%%
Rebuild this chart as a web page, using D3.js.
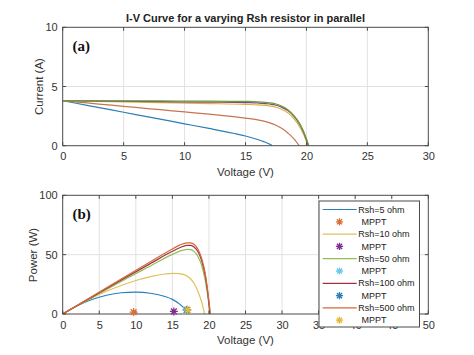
<!DOCTYPE html>
<html><head><meta charset="utf-8">
<script src="https://cdn.jsdelivr.net/npm/d3@7"></script>
<style>body{margin:0;background:#fff}svg{display:block}text{font-family:"Liberation Sans",Arial,sans-serif}</style>
</head><body><svg id="c" width="474" height="355"></svg>
<script>
// ---------- data ----------
const seriesNames = ["Rsh=5 ohm","Rsh=10 ohm","Rsh=50 ohm","Rsh=100 ohm","Rsh=500 ohm"];
const V_5   = [0,2,4,6,8,10,12,14,15,16,16.5,17,17.2];
const I_5   = [3.80,3.41,3.02,2.63,2.24,1.85,1.46,1.05,0.82,0.52,0.34,0.12,0];
const P_5   = [0,6.9,12.2,15.8,17.9,18.5,17.5,14.7,12.3,8.3,5.6,2.0,0];
const V_10  = [0,2,4,6,8,10,12,14,15,16,17,17.5,18,18.5,19,19.4];
const I_10  = [3.80,3.61,3.42,3.23,3.04,2.85,2.66,2.45,2.33,2.18,1.93,1.73,1.45,1.05,0.55,0];
const P_10  = [0,7.1,13.6,19.2,24.0,28.2,31.5,33.7,34.2,34.0,32.0,29.5,25.5,19.0,10.3,0];
const V_50  = [0,4,8,12,15,16,17,17.5,18,18.5,19,19.5,20,20.1];
const I_50  = [3.80,3.72,3.64,3.56,3.49,3.45,3.35,3.25,3.06,2.75,2.25,1.5,0.35,0];
const P_50  = [0,13.8,27.5,40.5,50.2,53,54.5,54.2,52.5,48.5,41,28,7,0];
const V_100 = [0,4,8,12,15,16,17,17.5,18,18.5,19,19.5,20,20.15];
const I_100 = [3.80,3.76,3.72,3.68,3.64,3.61,3.52,3.42,3.24,2.94,2.45,1.7,0.5,0];
const P_100 = [0,14.3,28.6,42.5,52.8,55.8,57.8,57.8,56.2,52.5,45,32,9,0];
const V_500 = [0,4,8,12,15,16,17,17.5,18,18.5,19,19.5,20,20.2];
const I_500 = [3.80,3.79,3.78,3.77,3.74,3.71,3.62,3.52,3.33,3.02,2.52,1.78,0.6,0];
const P_500 = [0,14.8,29.5,44,54.8,58,60,60,58.5,54.5,47,34,11,0];
const mppV  = [9.7,15.2,16.9,17.0,17.1];
const mppP  = [1.6,2.2,3.4,3.5,3.5];
const xTicksA = [0,5,10,15,20,25,30];
const yTicksA = [0,5,10];
const xTicksB = [0,5,10,15,20,25,30,35,40,45,50];
const yTicksB = [0,50,100];

// ---------- styles ----------
const topColors  = ["#2a7fb8","#c8744f","#e0b040","#7a4a80","#6f9c3a"];
const lineColors = ["#2a7fb8","#e0c060","#8fbf5a","#a23040","#d06a3c"];
const markColors = ["#d9703a","#7e2f8e","#6cc6ee","#2a7fb8","#e6b83a"];
const Vs = [V_5,V_10,V_50,V_100,V_500];
const Is = [I_5,I_10,I_50,I_100,I_500];
const Ps = [P_5,P_10,P_50,P_100,P_500];

const svg = d3.select("#c");
const L = 62.7, R = 428.3;
const axisCol = "#4a4a4a", gridCol = "#e2e2e2", txtCol = "#333";

function panel(top, bottom, xDom, yDom, xt, yt, id) {
  const x = d3.scaleLinear().domain(xDom).range([L, R]);
  const y = d3.scaleLinear().domain(yDom).range([bottom, top]);
  const g = svg.append("g");
  g.append("rect").attr("x",L).attr("y",top).attr("width",R-L).attr("height",bottom-top).attr("fill","#fff");
  // grid
  g.selectAll(".gx").data(xt.slice(1,-1)).enter().append("line")
    .attr("x1",d=>x(d)).attr("x2",d=>x(d)).attr("y1",top).attr("y2",bottom)
    .attr("stroke",gridCol).attr("stroke-width",1);
  g.selectAll(".gy").data(yt.slice(1,-1)).enter().append("line")
    .attr("y1",d=>y(d)).attr("y2",d=>y(d)).attr("x1",L).attr("x2",R)
    .attr("stroke",gridCol).attr("stroke-width",1);
  svg.append("clipPath").attr("id",id).append("rect")
    .attr("x",L).attr("y",top).attr("width",R-L).attr("height",bottom-top);
  return {x,y,g,top,bottom};
}
function frame(p, xt, yt) {
  const {x,y,g,top,bottom} = p;
  const ax = g.append("g");
  // ticks inside (bottom/top/left/right)
  const tl = 3.5;
  xt.forEach(d=>{
    ax.append("line").attr("x1",x(d)).attr("x2",x(d)).attr("y1",bottom).attr("y2",bottom-tl).attr("stroke",axisCol);
    ax.append("line").attr("x1",x(d)).attr("x2",x(d)).attr("y1",top).attr("y2",top+tl).attr("stroke",axisCol);
  });
  yt.forEach(d=>{
    ax.append("line").attr("y1",y(d)).attr("y2",y(d)).attr("x1",L).attr("x2",L+tl).attr("stroke",axisCol);
    ax.append("line").attr("y1",y(d)).attr("y2",y(d)).attr("x1",R).attr("x2",R-tl).attr("stroke",axisCol);
  });
  ax.append("rect").attr("x",L).attr("y",top).attr("width",R-L).attr("height",bottom-top)
    .attr("fill","none").attr("stroke",axisCol).attr("stroke-width",1);
  // labels
  const xa = d3.axisBottom(x).tickValues(xt).tickSize(0).tickPadding(7);
  const gx = g.append("g").attr("transform",`translate(0,${bottom})`).call(xa);
  gx.select(".domain").remove();
  gx.selectAll("text").attr("fill",txtCol).style("font-size","11px");
  const ya = d3.axisLeft(y).tickValues(yt).tickSize(0).tickPadding(5);
  const gy = g.append("g").attr("transform",`translate(${L},0)`).call(ya);
  gy.select(".domain").remove();
  gy.selectAll("text").attr("fill",txtCol).style("font-size","11px");
}

const line = (xs, ys, x, y) => d3.line().curve(d3.curveMonotoneX).x((d,i)=>x(xs[i])).y((d,i)=>y(ys[i]))(xs);

// ---------- panel (a) ----------
const pa = panel(27.3, 145.7, [0,30], [0,10], xTicksA, yTicksA, "clipA");
Vs.forEach((vs,k)=>{
  pa.g.append("path").attr("d", line(vs, Is[k], pa.x, pa.y)).attr("fill","none")
    .attr("stroke",topColors[k]).attr("stroke-width",1.2).attr("clip-path","url(#clipA)");
});
frame(pa, xTicksA, yTicksA);
svg.append("text").attr("x",(L+R)/2).attr("y",21.5).attr("text-anchor","middle")
  .style("font-size","11px").style("font-weight","bold").attr("fill","#222")
  .text("I-V Curve for a varying Rsh resistor in parallel");
svg.append("text").attr("x",(L+R)/2).attr("y",176).attr("text-anchor","middle")
  .style("font-size","11.5px").attr("fill",txtCol).text("Voltage (V)");
svg.append("text").attr("transform","translate(43,86.5) rotate(-90)").attr("text-anchor","middle")
  .style("font-size","11.5px").attr("fill",txtCol).text("Current (A)");
svg.append("text").attr("x",72.5).attr("y",50.5).style("font-family","'Liberation Serif','Times New Roman',serif")
  .style("font-size","15px").style("font-weight","bold").attr("fill","#111").text("(a)");

// ---------- panel (b) ----------
const pb = panel(195.3, 314, [0,50], [0,100], xTicksB, yTicksB, "clipB");
Vs.forEach((vs,k)=>{
  pb.g.append("path").attr("d", line(vs, Ps[k], pb.x, pb.y)).attr("fill","none")
    .attr("stroke",lineColors[k]).attr("stroke-width",1.2).attr("clip-path","url(#clipB)");
});
frame(pb, xTicksB, yTicksB);
const star = r => `M${-r},0H${r}M0,${-r}V${r}M${-r*0.72},${-r*0.72}L${r*0.72},${r*0.72}M${-r*0.72},${r*0.72}L${r*0.72},${-r*0.72}`;
mppV.forEach((v,k)=>{
  svg.append("path").attr("d",star(4)).attr("transform",`translate(${pb.x(v)},${pb.y(mppP[k])})`)
    .attr("fill","none").attr("stroke",markColors[k]).attr("stroke-width",1.3);
});
svg.append("text").attr("x",(L+R)/2).attr("y",344).attr("text-anchor","middle")
  .style("font-size","11.5px").attr("fill",txtCol).text("Voltage (V)");
svg.append("text").attr("transform","translate(37,255) rotate(-90)").attr("text-anchor","middle")
  .style("font-size","11.5px").attr("fill",txtCol).text("Power (W)");
svg.append("text").attr("x",72.5).attr("y",218.5).style("font-family","'Liberation Serif','Times New Roman',serif")
  .style("font-size","15px").style("font-weight","bold").attr("fill","#111").text("(b)");

// ---------- legend ----------
const lg = svg.append("g");
lg.append("rect").attr("x",319).attr("y",201).attr("width",100.5).attr("height",126)
  .attr("fill","#fff").attr("stroke",axisCol).attr("stroke-width",1);
const rowY = i => 209.5 + i*12.3;
seriesNames.forEach((name,k)=>{
  const y1 = rowY(2*k), y2 = rowY(2*k+1);
  lg.append("line").attr("x1",322.7).attr("x2",356.7).attr("y1",y1).attr("y2",y1)
    .attr("stroke",lineColors[k]).attr("stroke-width",1.2);
  lg.append("text").attr("x",358.3).attr("y",y1).attr("dy","0.35em").style("font-size","9px").attr("fill","#222").text(name);
  lg.append("path").attr("d",star(3.6)).attr("transform",`translate(339.5,${y2})`)
    .attr("fill","none").attr("stroke",markColors[k]).attr("stroke-width",1.3);
  lg.append("text").attr("x",361.5).attr("y",y2).attr("dy","0.35em").style("font-size","9px").attr("fill","#222").text("MPPT");
});
</script></body></html>
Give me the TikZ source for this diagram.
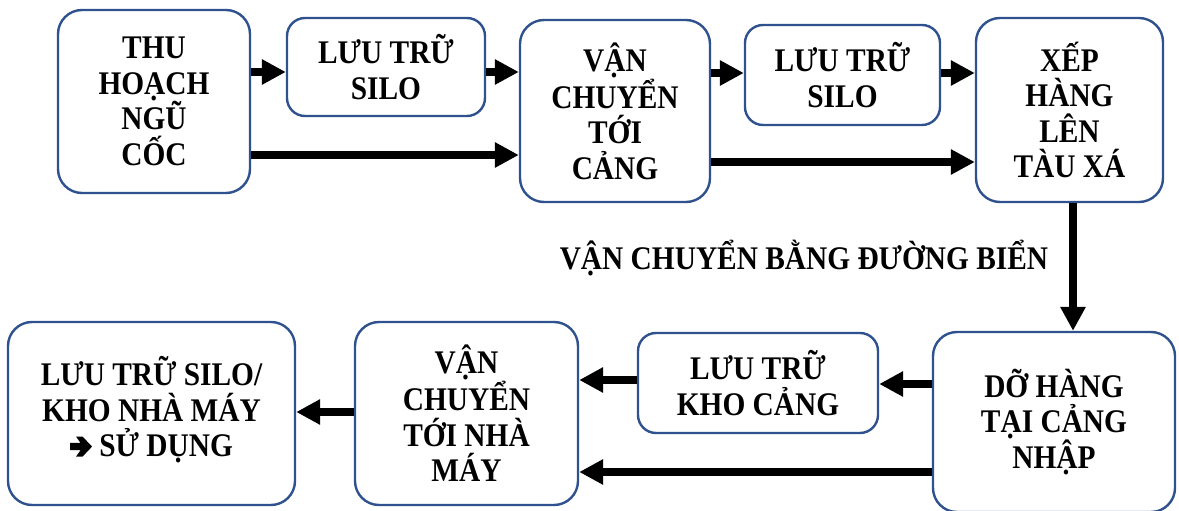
%%
- _Exercise details_:
Find the lines containing "this" and list every one of them.

- _Response below_:
Rebuild this chart as a web page, using D3.js.
Give me the TikZ source for this diagram.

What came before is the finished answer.